Do this:
Repeat what the lines below say, word for word, and skip every image.

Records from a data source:
— begin —

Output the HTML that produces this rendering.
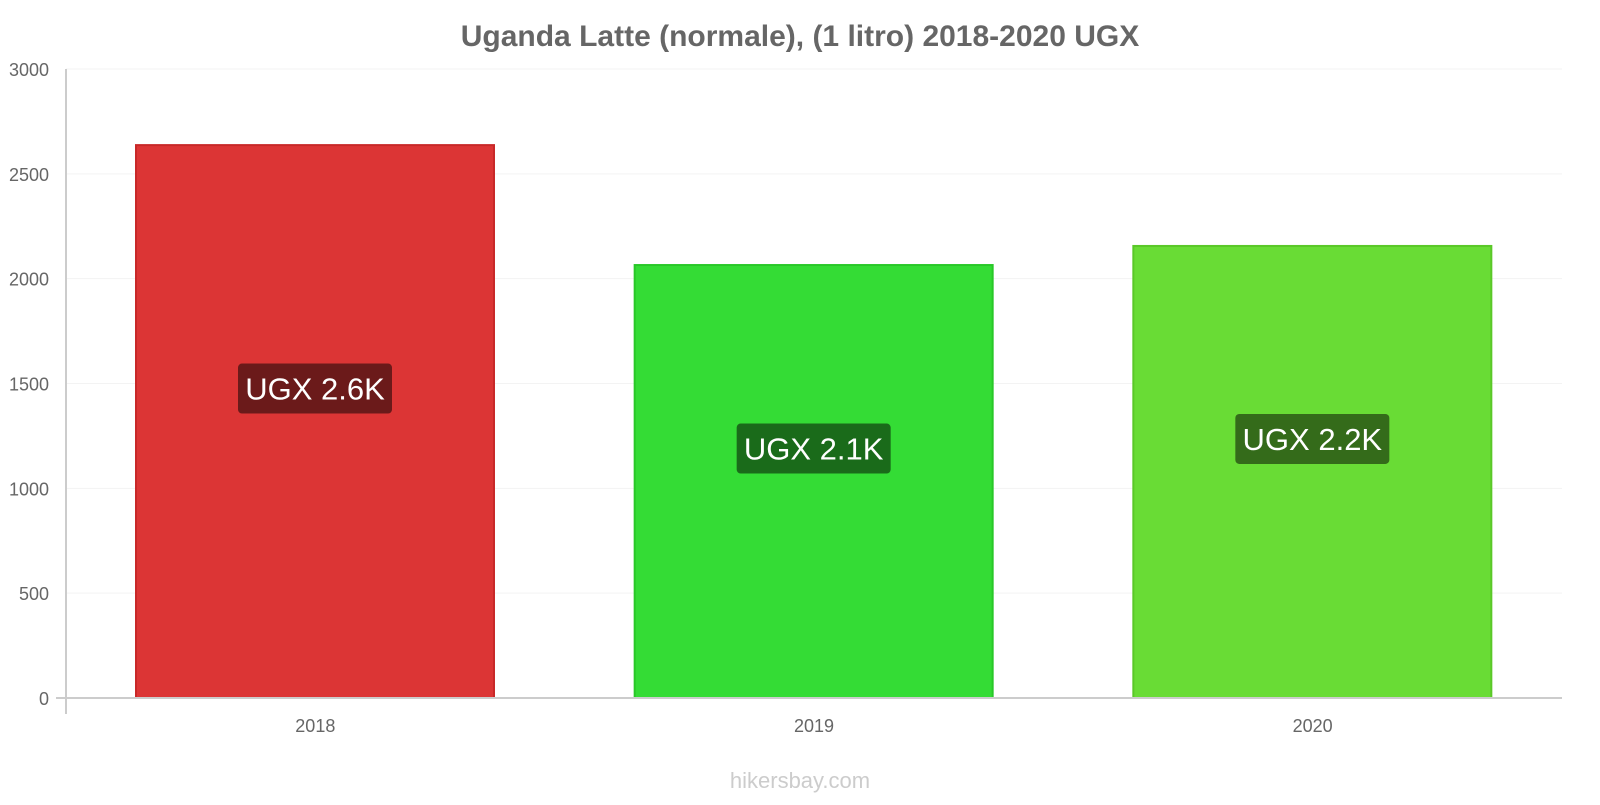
<!DOCTYPE html>
<html><head><meta charset="utf-8"><style>
body{margin:0;background:#fff;font-family:"Liberation Sans",sans-serif}
</style></head><body>
<svg width="1600" height="800" xmlns="http://www.w3.org/2000/svg" id="chart">
<text x="800" y="46" text-anchor="middle" font-size="30" font-weight="bold" fill="#666">Uganda Latte (normale), (1 litro) 2018-2020 UGX</text>
<g id="grid"></g><g id="bars"></g>
<line x1="66" y1="69" x2="66" y2="714" stroke="#ccc" stroke-width="2"/>
<line x1="56" y1="698" x2="1562" y2="698" stroke="#ccc" stroke-width="2"/>
<text x="800" y="788" text-anchor="middle" font-size="22" fill="#ccc">hikersbay.com</text>
</svg>
<script>
const categories=["2018","2019","2020"];
const values=[2637,2065,2156];
const labels=["UGX 2.6K","UGX 2.1K","UGX 2.2K"];
const yTicks=[0,500,1000,1500,2000,2500,3000];
const fills=["#dc3535","#34dc35","#69dc35"];
const strokes=["#c82828","#28c828","#5ac828"];
const labelBg=["#6b1a1a","#1a6b1a","#346b1a"];
const NS="http://www.w3.org/2000/svg";
const y=v=>698-v*(629/3000);
const band=(1562-66)/3;
const x=i=>66+i*band;
const grid=document.getElementById('grid'),bars=document.getElementById('bars');
function mk(t,a,p){const e=document.createElementNS(NS,t);for(const k in a)e.setAttribute(k,a[k]);p.appendChild(e);return e;}
yTicks.forEach(t=>{
 const l=mk('line',{x1:66,x2:1562,y1:y(t),y2:y(t),stroke:'#f3f3f3'},grid);
 
 
 const tx=mk('text',{x:49,y:y(t)+7,'text-anchor':'end','font-size':18,fill:'#666'},grid);
 tx.textContent=t;
 
 
});
categories.forEach((c,i)=>{
 const bx=x(i)+70,bw=358,top=y(values[i]);
 const r=mk('rect',{x:bx,y:top,width:bw,height:698-top,fill:fills[i],stroke:strokes[i],'stroke-width':2},bars);
 
 
 const cy=(top+698)/2-33;
 const bg=mk('rect',{x:bx+bw/2-77,y:cy-25,width:154,height:50,rx:4,fill:labelBg[i]},bars);
 
 
 const lt=mk('text',{x:bx+bw/2,y:cy+11,'text-anchor':'middle','font-size':31,fill:'#fff'},bars);
 lt.textContent=labels[i];
 
 
 const xt=mk('text',{x:x(i)+band/2,y:732,'text-anchor':'middle','font-size':18,fill:'#666'},bars);
 xt.textContent=c;
 
 
});
</script>
</body></html>
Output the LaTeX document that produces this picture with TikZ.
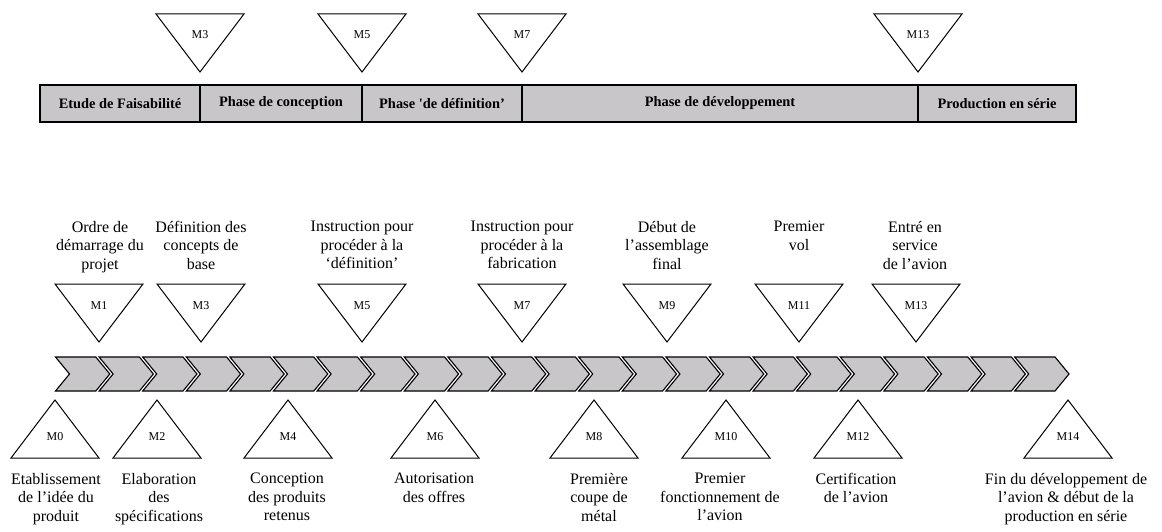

— end —

Exercise output:
Output the HTML that produces this rendering.
<!DOCTYPE html>
<html><head><meta charset="utf-8"><style>
body{margin:0;background:#fff;font-family:"Liberation Sans",sans-serif}
</style></head><body>
<svg width="1600" height="800" xmlns="http://www.w3.org/2000/svg" id="chart">
<text x="800" y="46" text-anchor="middle" font-size="30" font-weight="bold" fill="#666">Uganda Latte (normale), (1 litro) 2018-2020 UGX</text>
<g id="grid"></g><g id="bars"></g>
<line x1="66" y1="69" x2="66" y2="714" stroke="#ccc" stroke-width="2"/>
<line x1="56" y1="698" x2="1562" y2="698" stroke="#ccc" stroke-width="2"/>
<text x="800" y="788" text-anchor="middle" font-size="22" fill="#ccc">hikersbay.com</text>
</svg>
<script>
const categories=["2018","2019","2020"];
const values=[2637,2065,2156];
const labels=["UGX 2.6K","UGX 2.1K","UGX 2.2K"];
const yTicks=[0,500,1000,1500,2000,2500,3000];
const fills=["#dc3535","#34dc35","#69dc35"];
const strokes=["#c82828","#28c828","#5ac828"];
const labelBg=["#6b1a1a","#1a6b1a","#346b1a"];
const NS="http://www.w3.org/2000/svg";
const y=v=>698-v*(629/3000);
const band=(1562-66)/3;
const x=i=>66+i*band;
const grid=document.getElementById('grid'),bars=document.getElementById('bars');
function mk(t,a,p){const e=document.createElementNS(NS,t);for(const k in a)e.setAttribute(k,a[k]);p.appendChild(e);return e;}
yTicks.forEach(t=>{
 const l=mk('line',{x1:66,x2:1562,y1:y(t),y2:y(t),stroke:'#f3f3f3'},grid);
 
 
 const tx=mk('text',{x:49,y:y(t)+7,'text-anchor':'end','font-size':18,fill:'#666'},grid);
 tx.textContent=t;
 
 
});
categories.forEach((c,i)=>{
 const bx=x(i)+70,bw=358,top=y(values[i]);
 const r=mk('rect',{x:bx,y:top,width:bw,height:698-top,fill:fills[i],stroke:strokes[i],'stroke-width':2},bars);
 
 
 const cy=(top+698)/2-33;
 const bg=mk('rect',{x:bx+bw/2-77,y:cy-25,width:154,height:50,rx:4,fill:labelBg[i]},bars);
 
 
 const lt=mk('text',{x:bx+bw/2,y:cy+11,'text-anchor':'middle','font-size':31,fill:'#fff'},bars);
 lt.textContent=labels[i];
 
 
 const xt=mk('text',{x:x(i)+band/2,y:732,'text-anchor':'middle','font-size':18,fill:'#666'},bars);
 xt.textContent=c;
 
 
});
</script>
</body></html>
Output the LaTeX document that produces this picture with TikZ.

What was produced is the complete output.